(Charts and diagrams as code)
▼
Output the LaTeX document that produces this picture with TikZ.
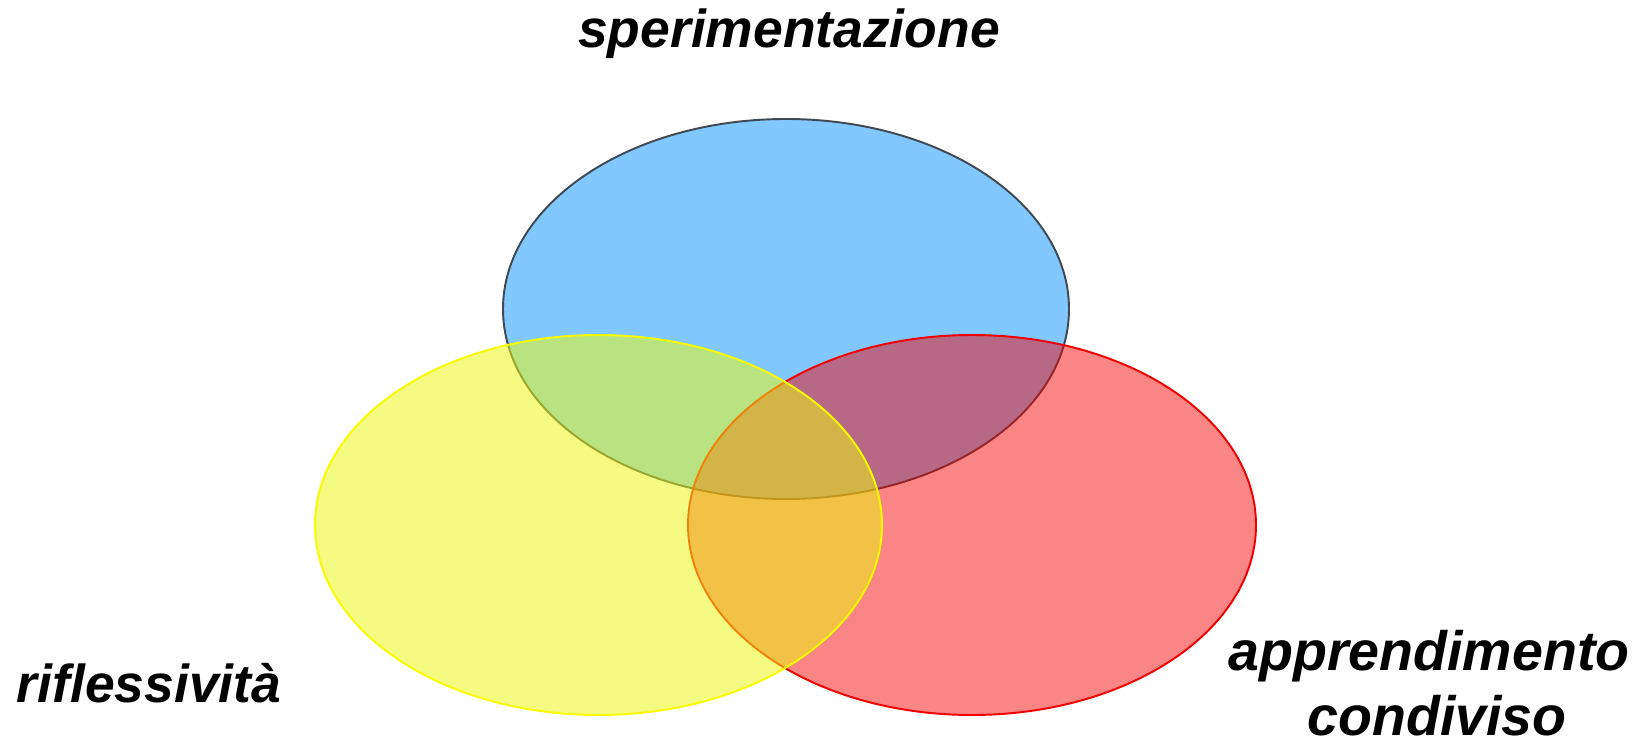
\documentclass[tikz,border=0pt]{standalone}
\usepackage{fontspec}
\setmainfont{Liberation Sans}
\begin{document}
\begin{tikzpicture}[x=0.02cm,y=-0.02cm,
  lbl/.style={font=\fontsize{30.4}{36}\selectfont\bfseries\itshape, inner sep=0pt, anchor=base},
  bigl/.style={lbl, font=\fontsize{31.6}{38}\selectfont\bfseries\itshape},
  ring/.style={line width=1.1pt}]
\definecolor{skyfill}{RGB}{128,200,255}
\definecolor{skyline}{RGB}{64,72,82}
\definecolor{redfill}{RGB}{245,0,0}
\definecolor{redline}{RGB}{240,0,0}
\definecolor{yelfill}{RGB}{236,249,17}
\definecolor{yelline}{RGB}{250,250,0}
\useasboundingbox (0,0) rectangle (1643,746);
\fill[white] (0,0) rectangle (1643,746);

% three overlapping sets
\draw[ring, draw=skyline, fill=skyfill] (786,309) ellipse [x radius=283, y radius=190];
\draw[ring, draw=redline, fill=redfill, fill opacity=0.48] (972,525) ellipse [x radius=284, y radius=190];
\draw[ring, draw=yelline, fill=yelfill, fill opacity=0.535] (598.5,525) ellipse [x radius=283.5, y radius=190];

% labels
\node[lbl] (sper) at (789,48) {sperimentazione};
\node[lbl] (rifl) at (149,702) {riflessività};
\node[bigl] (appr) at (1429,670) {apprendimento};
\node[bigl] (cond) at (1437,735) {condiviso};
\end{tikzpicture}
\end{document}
▲
▼
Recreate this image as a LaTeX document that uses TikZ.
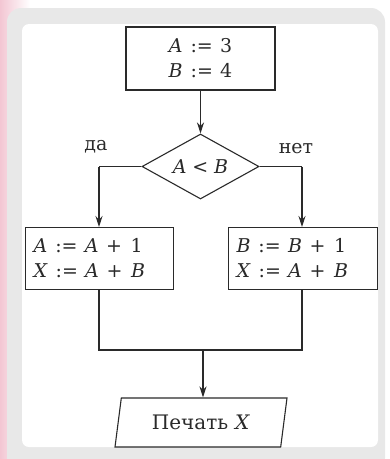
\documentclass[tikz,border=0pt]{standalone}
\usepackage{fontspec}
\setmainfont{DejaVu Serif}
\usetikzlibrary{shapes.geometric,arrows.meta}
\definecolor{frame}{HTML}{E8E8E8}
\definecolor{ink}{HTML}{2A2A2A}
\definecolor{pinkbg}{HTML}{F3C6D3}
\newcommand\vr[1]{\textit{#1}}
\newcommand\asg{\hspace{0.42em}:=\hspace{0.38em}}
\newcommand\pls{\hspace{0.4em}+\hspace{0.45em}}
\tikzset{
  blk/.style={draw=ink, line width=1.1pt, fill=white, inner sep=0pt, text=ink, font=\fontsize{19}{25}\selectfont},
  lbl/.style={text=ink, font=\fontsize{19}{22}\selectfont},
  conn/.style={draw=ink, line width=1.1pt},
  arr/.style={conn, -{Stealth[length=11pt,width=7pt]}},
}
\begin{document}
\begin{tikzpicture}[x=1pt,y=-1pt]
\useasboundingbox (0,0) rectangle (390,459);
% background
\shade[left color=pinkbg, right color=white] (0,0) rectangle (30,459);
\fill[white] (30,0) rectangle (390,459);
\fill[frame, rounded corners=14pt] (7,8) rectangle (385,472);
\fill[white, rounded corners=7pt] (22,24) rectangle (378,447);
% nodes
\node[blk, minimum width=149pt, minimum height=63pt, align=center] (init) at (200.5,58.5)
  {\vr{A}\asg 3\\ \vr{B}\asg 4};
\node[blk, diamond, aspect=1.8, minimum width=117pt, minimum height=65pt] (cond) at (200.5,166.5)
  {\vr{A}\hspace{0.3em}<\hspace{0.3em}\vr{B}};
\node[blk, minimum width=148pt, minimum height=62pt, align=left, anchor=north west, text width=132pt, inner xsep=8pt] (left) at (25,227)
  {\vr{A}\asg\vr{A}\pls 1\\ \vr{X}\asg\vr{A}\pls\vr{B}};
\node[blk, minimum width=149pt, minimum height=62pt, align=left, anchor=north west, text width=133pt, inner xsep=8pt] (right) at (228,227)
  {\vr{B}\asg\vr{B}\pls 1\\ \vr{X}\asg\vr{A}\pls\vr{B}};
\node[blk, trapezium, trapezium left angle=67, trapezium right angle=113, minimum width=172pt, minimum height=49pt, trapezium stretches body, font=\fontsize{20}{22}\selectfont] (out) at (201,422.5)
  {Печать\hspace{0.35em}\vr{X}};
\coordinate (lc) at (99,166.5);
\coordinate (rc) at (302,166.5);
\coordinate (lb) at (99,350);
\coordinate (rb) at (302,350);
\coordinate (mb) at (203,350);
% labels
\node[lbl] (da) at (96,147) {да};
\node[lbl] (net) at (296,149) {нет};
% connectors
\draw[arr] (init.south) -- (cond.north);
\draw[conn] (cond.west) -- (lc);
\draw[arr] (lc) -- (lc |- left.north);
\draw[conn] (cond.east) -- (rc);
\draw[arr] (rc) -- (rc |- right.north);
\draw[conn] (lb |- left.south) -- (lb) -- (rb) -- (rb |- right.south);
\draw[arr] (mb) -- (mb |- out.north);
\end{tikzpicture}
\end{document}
▲
▼
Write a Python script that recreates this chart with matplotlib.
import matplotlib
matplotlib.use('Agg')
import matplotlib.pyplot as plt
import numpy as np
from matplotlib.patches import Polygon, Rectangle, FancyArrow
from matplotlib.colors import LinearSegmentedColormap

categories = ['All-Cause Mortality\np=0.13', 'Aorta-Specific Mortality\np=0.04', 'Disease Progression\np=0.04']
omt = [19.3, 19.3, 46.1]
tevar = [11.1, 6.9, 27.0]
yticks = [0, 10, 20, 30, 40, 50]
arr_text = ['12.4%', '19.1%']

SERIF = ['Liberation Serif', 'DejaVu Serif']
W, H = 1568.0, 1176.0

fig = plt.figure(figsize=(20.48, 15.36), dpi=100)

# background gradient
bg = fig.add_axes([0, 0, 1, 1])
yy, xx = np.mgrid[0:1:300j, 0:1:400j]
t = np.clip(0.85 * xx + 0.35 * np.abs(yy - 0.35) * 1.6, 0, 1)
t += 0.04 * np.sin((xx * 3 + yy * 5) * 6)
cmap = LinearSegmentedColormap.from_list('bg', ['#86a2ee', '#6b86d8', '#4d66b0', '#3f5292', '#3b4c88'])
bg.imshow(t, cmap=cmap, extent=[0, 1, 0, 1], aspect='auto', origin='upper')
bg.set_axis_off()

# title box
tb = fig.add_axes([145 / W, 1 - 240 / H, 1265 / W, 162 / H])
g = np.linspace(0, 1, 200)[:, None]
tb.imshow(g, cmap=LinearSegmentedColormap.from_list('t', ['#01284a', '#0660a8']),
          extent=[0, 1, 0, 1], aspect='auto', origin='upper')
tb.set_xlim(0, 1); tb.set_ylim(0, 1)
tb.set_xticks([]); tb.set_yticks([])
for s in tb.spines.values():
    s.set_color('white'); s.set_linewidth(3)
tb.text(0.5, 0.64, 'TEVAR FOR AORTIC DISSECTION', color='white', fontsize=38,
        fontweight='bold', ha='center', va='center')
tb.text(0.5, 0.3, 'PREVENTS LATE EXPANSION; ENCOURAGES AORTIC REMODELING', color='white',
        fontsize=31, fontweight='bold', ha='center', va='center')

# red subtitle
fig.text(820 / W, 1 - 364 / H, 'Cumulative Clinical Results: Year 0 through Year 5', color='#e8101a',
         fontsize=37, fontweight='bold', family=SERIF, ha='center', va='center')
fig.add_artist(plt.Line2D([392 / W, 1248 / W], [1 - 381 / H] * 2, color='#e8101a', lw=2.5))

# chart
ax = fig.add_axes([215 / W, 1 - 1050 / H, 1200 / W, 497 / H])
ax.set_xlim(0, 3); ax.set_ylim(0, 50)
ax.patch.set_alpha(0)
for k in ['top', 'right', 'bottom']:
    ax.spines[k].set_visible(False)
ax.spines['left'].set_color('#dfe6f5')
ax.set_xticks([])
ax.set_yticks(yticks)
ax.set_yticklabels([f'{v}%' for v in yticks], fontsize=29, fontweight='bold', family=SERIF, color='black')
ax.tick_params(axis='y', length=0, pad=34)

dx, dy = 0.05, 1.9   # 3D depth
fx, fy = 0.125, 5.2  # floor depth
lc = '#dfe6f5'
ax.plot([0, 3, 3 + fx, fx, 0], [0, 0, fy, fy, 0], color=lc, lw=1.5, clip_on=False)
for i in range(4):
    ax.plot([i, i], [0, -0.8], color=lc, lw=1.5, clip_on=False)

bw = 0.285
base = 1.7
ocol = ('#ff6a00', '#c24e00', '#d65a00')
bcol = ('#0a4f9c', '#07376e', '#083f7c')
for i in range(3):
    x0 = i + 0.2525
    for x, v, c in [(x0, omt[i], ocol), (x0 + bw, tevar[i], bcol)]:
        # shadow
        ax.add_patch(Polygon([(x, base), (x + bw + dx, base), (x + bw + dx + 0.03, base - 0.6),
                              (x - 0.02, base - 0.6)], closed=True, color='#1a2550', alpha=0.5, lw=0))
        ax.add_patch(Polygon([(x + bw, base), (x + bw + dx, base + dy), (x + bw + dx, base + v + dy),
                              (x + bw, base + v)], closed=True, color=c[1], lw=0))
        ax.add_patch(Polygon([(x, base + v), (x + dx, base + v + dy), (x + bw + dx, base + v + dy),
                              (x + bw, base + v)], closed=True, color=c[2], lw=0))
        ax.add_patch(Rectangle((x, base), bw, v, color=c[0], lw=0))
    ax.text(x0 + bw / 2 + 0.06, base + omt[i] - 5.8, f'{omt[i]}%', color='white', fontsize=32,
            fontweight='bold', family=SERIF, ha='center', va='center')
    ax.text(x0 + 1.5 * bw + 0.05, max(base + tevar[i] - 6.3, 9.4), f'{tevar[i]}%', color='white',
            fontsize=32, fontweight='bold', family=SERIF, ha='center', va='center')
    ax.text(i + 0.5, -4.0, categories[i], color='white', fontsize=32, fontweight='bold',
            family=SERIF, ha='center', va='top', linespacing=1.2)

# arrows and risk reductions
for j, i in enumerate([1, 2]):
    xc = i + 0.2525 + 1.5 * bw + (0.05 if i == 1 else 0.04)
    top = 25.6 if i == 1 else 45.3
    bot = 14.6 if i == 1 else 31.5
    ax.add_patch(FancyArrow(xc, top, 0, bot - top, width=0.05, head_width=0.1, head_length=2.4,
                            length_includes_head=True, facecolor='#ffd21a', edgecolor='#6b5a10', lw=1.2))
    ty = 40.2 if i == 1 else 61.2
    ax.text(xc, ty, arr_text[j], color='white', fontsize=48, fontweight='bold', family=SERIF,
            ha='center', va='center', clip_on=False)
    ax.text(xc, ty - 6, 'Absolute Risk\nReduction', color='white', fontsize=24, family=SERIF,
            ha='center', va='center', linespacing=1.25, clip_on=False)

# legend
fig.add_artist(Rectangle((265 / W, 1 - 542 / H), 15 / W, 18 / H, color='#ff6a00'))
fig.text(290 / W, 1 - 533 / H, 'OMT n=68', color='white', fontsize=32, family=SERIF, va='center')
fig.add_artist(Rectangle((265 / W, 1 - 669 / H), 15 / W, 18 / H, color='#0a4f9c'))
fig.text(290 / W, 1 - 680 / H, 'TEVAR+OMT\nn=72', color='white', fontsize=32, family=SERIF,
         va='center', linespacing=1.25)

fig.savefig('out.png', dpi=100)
▲
§ **THE PROBLEM**:
State how many lines of the records above contain the word "LaTeX", giving only that number.

§ **REPLY TO THE TASK**:
2